Verursacht dies in der Arbeit nicht zusätzliche Schwierigkeiten?

Das ist gerade das Spannende an der Situation: Man muss, um dort erfolgreich Geschäfte tätigen zu können, komplett umdenken und sich auf die sozialen Regeln einlassen. All diese Feinheiten müssen Sie erkennen und zuerst einmal die Unsicherheiten eliminieren. Das geht am besten, wenn Sie sich im jeweiligen Land so verhalten wie es die örtliche Kultur verlangt.


War das ständige Pendeln für Sie nicht eine extreme Belastung?

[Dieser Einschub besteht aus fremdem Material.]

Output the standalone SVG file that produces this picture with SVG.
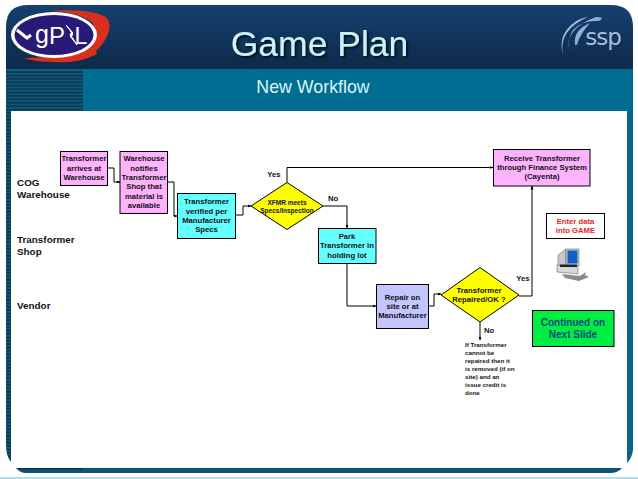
<svg xmlns="http://www.w3.org/2000/svg" width="638" height="479" viewBox="0 0 638 479">
<style>
text{font-family:"Liberation Sans",Arial,sans-serif;font-weight:bold;fill:#111;text-anchor:middle}
.t7{font-size:7.7px}
.t6{font-size:6.5px}
.sm{font-size:6.2px;text-anchor:start}
.lane{font-size:9.9px;text-anchor:start}
.box{stroke:#000;stroke-width:1}
.pink{fill:#ffb3ff}
.cyan{fill:#66ffff}
.yellow{fill:#ffff00}
.c{fill:none;stroke:#000;stroke-width:1;marker-end:url(#a)}
</style>
<defs>
<marker id="a" markerWidth="4" markerHeight="4" refX="3.5" refY="2" orient="auto" markerUnits="userSpaceOnUse"><path d="M0 0.5L4 2L0 3.5z" fill="#000"/></marker>
<linearGradient id="hd" x1="0" y1="0" x2="0" y2="1"><stop offset="0" stop-color="#15406f"/><stop offset="1" stop-color="#0d2a48"/></linearGradient>
<pattern id="st" width="4" height="3.4" patternUnits="userSpaceOnUse"><rect width="4" height="3.4" fill="#0a5878"/><rect width="4" height="1.5" fill="#12304f"/></pattern>
<linearGradient id="sw" x1="0" y1="0" x2="1" y2="1"><stop offset="0" stop-color="#c4d6ee"/><stop offset="1" stop-color="#4f76ae"/></linearGradient>
<filter id="sh" x="-5%" y="-5%" width="110%" height="125%"><feDropShadow dx="1.5" dy="1.5" stdDeviation="0.8" flood-color="#000" flood-opacity="0.9"/></filter>
</defs>
<rect width="638" height="479" fill="#fff"/>
<g id="slide-frame">
<path d="M6 69V27Q6 5 28 5H611Q633 5 633 27V69Z" fill="url(#hd)"/>
<rect x="6" y="69" width="627" height="42" fill="#026d92"/>
<rect x="6" y="70" width="77" height="41" fill="url(#st)"/>
<path d="M6 111H11V462Q6 456 6 445Z" fill="url(#st)"/>
<path d="M627 111H633V450Q632 458 627 463Z" fill="#0a6488"/>
<path d="M16 468H622Q618 473 610 473H26Q20 473 16 468Z" fill="#0b5576"/>
<path d="M16 468H83V469.500H20Z" fill="#12304f"/>
<rect x="0" y="477" width="638" height="2" fill="#b9dbe4"/>
</g>
<g id="logo-gpl">
<path d="M50 11Q90 8 106 17Q112 24 108 34Q104 44 96 51L97 54Q78 64 56 62Q34 62 24 58Q60 58 84 46Q100 34 92 22Q78 12 50 11Z" fill="#d8301c"/>
<ellipse cx="54" cy="35" rx="43" ry="23" fill="#fff"/>
<ellipse cx="54" cy="35" rx="39.500" ry="20" fill="#2a1a78"/>
<path d="M17 30L27 38L31 35" fill="none" stroke="#fff" stroke-width="3"/>
<text x="42" y="43" style="font-size:25px;font-weight:normal;fill:#fff">g</text>
<text x="57" y="44" style="font-size:24px;font-weight:normal;fill:#fff">P</text>
<path d="M66 25L73 33L70 34L77 45L70 36L73 35L67 26Z" fill="#fff" stroke="#fff"/>
<text x="81" y="44" style="font-size:23px;font-weight:normal;fill:#fff">L</text>
</g>
<g id="logo-ssp">
<path d="M563 55Q558 30 588 17Q578 18 570 26Q558 38 563 55Z" fill="url(#sw)"/>
<path d="M568 50Q566 28 596 17Q606 17 599 21Q582 20 573 30Q568 38 568 50Z" fill="url(#sw)"/>
<path d="M575 45Q573 30 590 23Q580 34 577 45Z" fill="url(#sw)"/>
<text x="603" y="45" style="font-size:23px;font-weight:normal;fill:#a7bfd6;font-family:'DejaVu Sans',sans-serif;letter-spacing:-1px">ssp</text>
</g>
<text id="title" x="319.500" y="56" style="font-weight:normal;font-size:35.500px;fill:#c8f4fa" filter="url(#sh)">Game Plan</text>
<text id="subtitle" x="313" y="93" style="font-weight:normal;font-size:17.800px;fill:#d8f6fa">New Workflow</text>
<g id="lanes">
<text class="lane" x="17" y="186">COG</text><text class="lane" x="17" y="198">Warehouse</text>
<text class="lane" x="17" y="243">Transformer</text><text class="lane" x="17" y="255">Shop</text>
<text class="lane" x="17" y="309">Vendor</text>
</g>
<g id="connectors">
<path class="c" d="M108 168H114V182H120"/>
<path class="c" d="M168 182H174V216H177"/>
<path class="c" d="M236 215H243V206H251"/>
<path class="c" d="M287 182V167.500H493"/>
<path class="c" d="M323 206H347V228"/>
<path class="c" d="M347 264V306H376"/>
<path class="c" d="M429 306H434V294H441"/>
<path class="c" d="M519 296H532V186"/>
<path class="c" d="M480 322V340"/>
</g>
<g id="n1"><rect class="box pink" x="60.500" y="151.500" width="47" height="34"/><text class="t7" x="84" y="161">Transformer</text><text class="t7" x="84" y="171">arrives at</text><text class="t7" x="84" y="180">Warehouse</text></g>
<g id="n2"><rect class="box pink" x="120" y="151.500" width="47.500" height="62"/><text class="t7" x="144" y="161">Warehouse</text><text class="t7" x="144" y="171">notifies</text><text class="t7" x="144" y="180">Transformer</text><text class="t7" x="144" y="189">Shop that</text><text class="t7" x="144" y="199">material is</text><text class="t7" x="144" y="208">available</text></g>
<g id="n3"><rect class="box cyan" x="177.500" y="193.500" width="58" height="45"/><text class="t7" x="206.500" y="204">Transformer</text><text class="t7" x="206.500" y="214">verified per</text><text class="t7" x="206.500" y="223">Manufacturer</text><text class="t7" x="206.500" y="232">Specs</text></g>
<g id="n4"><path class="box yellow" d="M287 182.500L323 206L287 229.500L251 206Z"/><text class="t6" x="287" y="204.500">XFMR meets</text><text class="t6" x="287" y="212.500">Specs/Inspection</text></g>
<g id="n5"><rect class="box cyan" x="318.500" y="228.500" width="57.500" height="35"/><text class="t7" x="347" y="239">Park</text><text class="t7" x="347" y="248">Transformer in</text><text class="t7" x="347" y="258">holding lot</text></g>
<g id="n6"><rect class="box" fill="#c4c4ff" x="376.500" y="284.500" width="52" height="44"/><text class="t7" x="402.500" y="300">Repair  on</text><text class="t7" x="402.500" y="309">site or at</text><text class="t7" x="402.500" y="318">Manufacturer</text></g>
<g id="n7"><path class="box yellow" d="M480 267.500L519 295L480 322L441 295Z"/><text class="t7" x="479" y="293">Transformer</text><text class="t7" x="479" y="302">Repaired/OK ?</text></g>
<g id="n8"><rect class="box pink" x="493.500" y="149.500" width="96.500" height="36.500"/><text class="t7" x="542" y="161">Receive Transformer</text><text class="t7" x="542" y="170">through Finance System</text><text class="t7" x="542" y="179">(Cayenta)</text></g>
<g id="n9"><rect class="box" fill="#fff" x="546.500" y="213.500" width="58" height="25"/><text class="t7" x="575.500" y="224" style="fill:#e8232a">Enter data</text><text class="t7" x="575.500" y="233" style="fill:#e8232a">into GAME</text></g>
<g id="n10"><rect class="box" fill="#00ee44" x="532.500" y="310.500" width="81.500" height="36"/><text x="573" y="326" style="font-size:10px;fill:#0a4a80">Continued on</text><text x="573" y="338" style="font-size:10px;fill:#0a4a80">Next Slide</text></g>
<g id="computer">
<path d="M558 255L566 249V268L558 270Z" fill="#c8c8c8" stroke="#555" stroke-width=".5"/>
<rect x="566" y="249" width="13" height="17" fill="#c8c8c8" stroke="#555" stroke-width=".5"/>
<rect x="567.500" y="250.500" width="10" height="13" fill="#1060c8"/>
<path d="M557 265L578 267L578 274L557 272Z" fill="#d8d8d8" stroke="#555" stroke-width=".5"/>
<path d="M560 264.500H577V267H560Z" fill="#222"/>
<path d="M562 274L580 276L586 272L585 275L589 277L579 281L565 278Z" fill="#8a8a8a"/>
</g>
<g id="labels">
<text class="t7" x="274" y="177">Yes</text>
<text class="t7" x="333" y="201">No</text>
<text class="t7" x="523" y="281">Yes</text>
<text class="t7" x="489" y="333">No</text>
<text class="sm" x="465" y="347">If Transformer</text><text class="sm" x="465" y="355">cannot be</text><text class="sm" x="465" y="363">repaired then it</text><text class="sm" x="465" y="371">is removed (if on</text><text class="sm" x="465" y="379">site) and an</text><text class="sm" x="465" y="387">issue credit is</text><text class="sm" x="465" y="395">done</text>
</g>
</svg>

Es ist schon so, dass die dauernden Reisen in West-Ost-Richtung mit den Zwölfstundenflügen, der Zeitverschiebung und dem Jetlag einen mit der Zeit etwas auslaugen.

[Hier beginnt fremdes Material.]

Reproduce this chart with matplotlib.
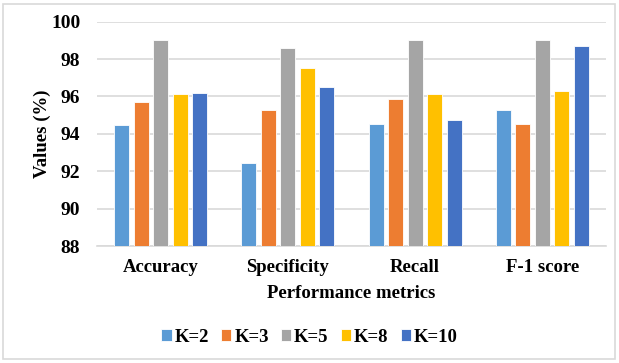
import numpy as np
import matplotlib.pyplot as plt
from matplotlib.patches import Rectangle

metrics = ['Accuracy', 'Specificity', 'Recall', 'F-1 score']
k_labels = ['K=2', 'K=3', 'K=5', 'K=8', 'K=10']
k2 = [94.5, 92.45, 94.55, 95.3]
k3 = [95.7, 95.3, 95.85, 94.55]
k5 = [99.0, 98.6, 99.0, 99.0]
k8 = [96.12, 97.5, 96.15, 96.3]
k10 = [96.17, 96.5, 94.75, 98.72]
series = [k2, k3, k5, k8, k10]
colors = ['#5B9BD5', '#ED7D31', '#A5A5A5', '#FFC000', '#4472C4']

plt.rcParams['font.family'] = ['Liberation Serif', 'DejaVu Serif']
plt.rcParams['font.weight'] = 'bold'

fig = plt.figure(figsize=(6.19, 3.63), dpi=100)
ax = fig.add_axes([97 / 619, 1 - 246 / 363, 509 / 619, 224.3 / 363])

x = np.arange(len(metrics))
slot = 0.153
width = 0.118
for i, (vals, lab, c) in enumerate(zip(series, k_labels, colors)):
    ax.bar(x + (i - 2) * slot, vals, width, bottom=0, color=c, label=lab,
           edgecolor='white', linewidth=0.6, zorder=3)

ax.set_ylim(88, 100)
ax.set_xlim(-0.5, 3.5)
ax.set_yticks(range(88, 101, 2))
ax.set_xticks(x)
ax.set_xticklabels(metrics)
ax.tick_params(axis='y', length=0, labelsize=14, pad=12)
ax.tick_params(axis='x', length=0, labelsize=13.5, pad=9)
for t in ax.get_xticklabels() + ax.get_yticklabels():
    t.set_fontweight('bold')
ax.grid(axis='y', color='#d9d9d9', linewidth=1.2, zorder=0)
for s in ['top', 'right', 'left']:
    ax.spines[s].set_visible(False)
ax.spines['bottom'].set_color('#d9d9d9')
ax.spines['bottom'].set_linewidth(1.2)

ax.set_xlabel('Performance metrics', fontsize=13.5, fontweight='bold', labelpad=7)
ax.set_ylabel('Values (%)', fontsize=13.5, fontweight='bold', labelpad=0)

fig.legend(loc='center', bbox_to_anchor=(0.5, 1 - 337 / 363), ncol=5, frameon=False,
           prop={'size': 13.5, 'weight': 'bold'}, handlelength=0.55, handleheight=0.55,
           handletextpad=0.15, columnspacing=0.65)

fig.patches.append(Rectangle((3 / 619, 4 / 363), 612 / 619, 355 / 363,
                             transform=fig.transFigure, fill=False,
                             edgecolor='#d9d9d9', linewidth=1.2))

fig.savefig('out.png', dpi=100)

Dann waren Sie bei dieser Schlagzahl nach zehn Jahren langsam reif für einen Wechsel?

Die Möglichkeit, die neue Aufgabe eines Managers Marketing Kommunikation bei der vormaligen Körber Schleifring Gruppe, der heutigen United Grinding Group, zu übernehmen, kam für mich zum richtigen Zeitpunkt.


Was konnten Sie mitnehmen aus Ihrer vorherigen Funktion bei Studer in die United Grinding Group?

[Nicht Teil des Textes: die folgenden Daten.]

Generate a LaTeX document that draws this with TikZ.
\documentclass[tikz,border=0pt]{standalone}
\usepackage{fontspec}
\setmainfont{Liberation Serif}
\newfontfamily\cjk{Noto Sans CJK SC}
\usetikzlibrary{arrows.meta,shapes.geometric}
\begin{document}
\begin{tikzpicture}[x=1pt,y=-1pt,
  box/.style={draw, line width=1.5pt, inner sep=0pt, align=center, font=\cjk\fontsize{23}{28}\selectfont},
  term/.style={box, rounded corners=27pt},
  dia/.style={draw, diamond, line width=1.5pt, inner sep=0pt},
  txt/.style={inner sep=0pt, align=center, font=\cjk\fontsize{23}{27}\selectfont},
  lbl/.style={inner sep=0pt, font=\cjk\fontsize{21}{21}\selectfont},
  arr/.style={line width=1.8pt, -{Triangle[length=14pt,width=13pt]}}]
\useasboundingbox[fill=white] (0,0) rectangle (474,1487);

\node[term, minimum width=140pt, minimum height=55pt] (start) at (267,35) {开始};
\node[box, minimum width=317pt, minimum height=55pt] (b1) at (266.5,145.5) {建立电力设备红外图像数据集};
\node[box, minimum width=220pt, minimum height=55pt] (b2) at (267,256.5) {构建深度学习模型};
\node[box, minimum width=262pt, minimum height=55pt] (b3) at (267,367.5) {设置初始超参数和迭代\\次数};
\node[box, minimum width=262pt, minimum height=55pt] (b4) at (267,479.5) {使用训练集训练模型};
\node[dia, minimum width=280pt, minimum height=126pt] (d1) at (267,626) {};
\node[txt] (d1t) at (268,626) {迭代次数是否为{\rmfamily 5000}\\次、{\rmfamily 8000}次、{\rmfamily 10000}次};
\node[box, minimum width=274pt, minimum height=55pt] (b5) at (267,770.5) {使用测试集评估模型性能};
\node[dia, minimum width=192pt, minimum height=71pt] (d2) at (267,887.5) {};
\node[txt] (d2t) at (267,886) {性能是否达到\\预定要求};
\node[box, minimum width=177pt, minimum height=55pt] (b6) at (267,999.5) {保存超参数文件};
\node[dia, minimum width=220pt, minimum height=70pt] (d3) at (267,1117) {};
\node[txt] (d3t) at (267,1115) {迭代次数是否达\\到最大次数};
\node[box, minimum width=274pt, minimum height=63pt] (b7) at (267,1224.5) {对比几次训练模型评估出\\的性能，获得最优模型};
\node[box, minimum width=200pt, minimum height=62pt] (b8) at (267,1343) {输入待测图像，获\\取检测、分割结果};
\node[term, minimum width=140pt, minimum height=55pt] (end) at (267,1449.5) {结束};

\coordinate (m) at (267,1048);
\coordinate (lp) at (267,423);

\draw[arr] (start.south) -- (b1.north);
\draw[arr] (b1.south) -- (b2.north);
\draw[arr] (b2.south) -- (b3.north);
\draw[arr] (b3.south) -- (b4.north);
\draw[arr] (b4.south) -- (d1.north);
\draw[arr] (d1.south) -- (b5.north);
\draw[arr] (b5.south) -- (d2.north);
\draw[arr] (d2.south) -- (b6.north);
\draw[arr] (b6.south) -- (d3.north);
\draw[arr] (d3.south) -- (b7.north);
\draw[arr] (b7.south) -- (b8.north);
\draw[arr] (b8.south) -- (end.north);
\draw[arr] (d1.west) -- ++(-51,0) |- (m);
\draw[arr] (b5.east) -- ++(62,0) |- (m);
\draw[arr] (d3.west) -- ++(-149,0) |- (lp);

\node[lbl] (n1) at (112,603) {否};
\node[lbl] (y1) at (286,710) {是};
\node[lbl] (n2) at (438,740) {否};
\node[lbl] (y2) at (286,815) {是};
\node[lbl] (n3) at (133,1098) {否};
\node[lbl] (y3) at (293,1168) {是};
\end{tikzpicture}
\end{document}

Ich erachte es als ideale Aufgabe, um all das, was ich mir im internationalen Geschäft erarbeitet habe, vollumfänglich in der neuen Funktion umsetzen und nutzen zu können. In meiner neuen Funktion als Kommunikationsverantwortlicher kommt mir die Erfahrung mit den Sensibilitäten verschiedener Kulturen zugute. Die Asien-Erfahrung hilft mir auch, wenn es um Kontakte mit unseren Niederlassungen in der Nähe von Shanghai oder in Bangalore, in Indien, geht.


Inwiefern?

Das sind nicht einfach Verkaufsstellen. Wir gewährleisten dort vor Ort eine vollumfängliche Betreuung und Dienstleistung, im selben Mass wie hier in Europa oder in den USA. Das ist notwendig, um in diesen Märkten erfolgreich zu sein. Wenn wir einem asiatischen Partner, dem wir ja ein Investitionsgut verkaufen, diesen Service und diese Sicherheit nicht bieten, werden wir ihn nie als Kunden gewinnen. Er würde nicht akzeptieren, dass sein Problem immer erst den Weg  nach Europa und zurück macht, bevor er eine Lösung erhält. Ebenso wichtig für ihn ist es, dass seine Ansprechpartner vor Ort Angehörige seiner Gesellschaft und Kultur sind. Das hat unter anderem zur Folge, dass United Grinding heute in China für den lokalen Markt selbst fertigt.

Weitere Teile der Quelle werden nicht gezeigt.